A man who left Costa Rica for the United States was deported ten months later, unable to speak, move, or respond.
Randall Gamboa Esquivel departed his hometown of Pérez Zeledón in December 2024 and was detained for unlawful entry at the U.S.-Mexico border, first held at the Webb County Detention Center before being transferred to the Port Isabel Detention Center in Texas.
In September 2025, the 52-year-old was deported back to San José, Costa Rica, aboard an air ambulance in a vegetative state. Gamboa was pronounced dead five weeks later.

“Have you ever smelled a cadaver? That’s how my brother smelled when he was deported,” Greidy Mata, Gamboa’s younger sister, told the Guardian, adding that the family was still trying to make sense of how his health had deteriorated so rapidly.
According to Gamboa’s relatives, he left Costa Rica to seek work in New Jersey. He had previously lived undocumented in the United States between 2002 and 2013 and hoped to earn enough money to eventually return to Pérez Zeledón and buy a home.
Prior to his journey, relatives warned him that the United States was no longer the same, with President Donald Trump, 79, promising an immigration crackdown from the start of his second term in office.
“How is it possible that a man that left healthy, tall, chubby, robust, came back dirty, looked abandoned, with ulcers on his entire body, in a vegetative state?” Mata asked.
Gamboa’s last video call with his family took place on June 12, Mata told the outlet, sharing a recording in which he told them he loves them all “very much,” and added: “Soon I will be out of here, with faith in God, everything is going to be okay.”
According to medical records shared with the Guardian from Gamboa’s time in U.S. custody, he was transferred to Valley Baptist Medical Center, 28 miles from his detention facility, on June 23 and hospitalized with an “altered mental status.”

Department of Homeland Security (DHS) Assistant Secretary Tricia McLaughlin wrote in an email to the Daily Beast that while Gamboa was in custody, “professionals diagnosed him with unspecified psychosis and hospitalized him at Valley Baptist Hospital so he could get proper mental health and medical care,” adding that the medical assessment conducted at ICE detention facilities “is the best health care that many aliens have received in their entire lives.”
McLaughlin continued by stating that Gamboa was arrested and later held in ICE custody with “convictions for fraud and driving a commercial vehicle without a commercial driver’s license.”
The Daily Beast has not been able to independently verify these convictions. His family maintains that he had no history of mental illness.
Six days after Gamboa was hospitalized, medical records note that he was “seen resting comfortably, quietly in bed, with [an] immigration detention officer at bedside, and in no acute distress.”
Yet, on July 7, the records indicate he was diagnosed with at least 10 conditions, including sepsis—a life-threatening condition in which the body overreacts to an infection, potentially causing organ damage—as a primary diagnosis.

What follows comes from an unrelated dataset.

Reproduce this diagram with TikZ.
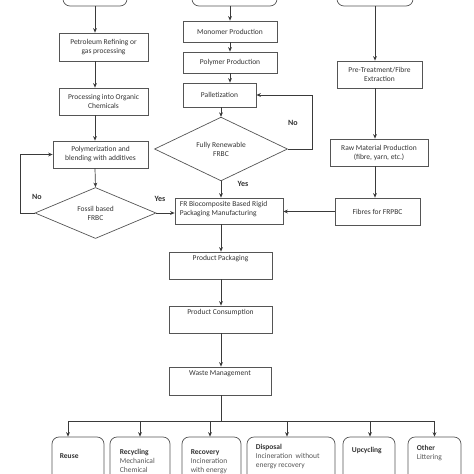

Less than a month later, a doctor described Gamboa as unable to “move or respond” and in a “catatonic state.”
“I can’t sleep thinking what would’ve happened if we knew he was sick? Why did they keep this information from us? We found out where he was in August,” Mata recalled, highlighting that the first time she heard about her brother’s condition was from Cathy Potter, a lawyer the family had tasked with finding Gamboa. Potter informed them he was in a “vegetative” state and continued with removal proceedings so Gamboa could return to his home country.
“It was nice seeing and touching him again because it gave us hope that he could recover,” Mata said about her brother’s eventual return to Costa Rica in September, while also noting that when she first saw him, she “thought he had been tortured in some type of way because he was ill-nourished, had skin ulcers and dried blood on his body and had a strong odor.”
The Daily Beast has contacted DHS and ICE for comment regarding Gamboa’s condition upon leaving U.S. custody.
In 2025, 32 people died in ICE custody as the Trump administration continued its immigration crackdown, making it the deadliest year on record since 2004.

Statements by Trump and Secretary of Homeland Security Kristi Noem, 54, declared that the focus of the crackdown would be on the “worst of the worst” criminals, but reports show that roughly a third of those arrested nationwide had no criminal convictions.
Following the shooting of 37‑year‑old mother of three Renee Nicole Good by an ICE officer in Minneapolis, more than 1,000 events were planned for the weekend in over 500 cities across all 50 states plus Washington, D.C., as part of the ICE Out for Good Weekend of Action.
“At times this all seems like a horror story or a lie,” Gamboa’s sister told the Guardian about her brother’s death, which remains under investigation by Costa Rican authorities.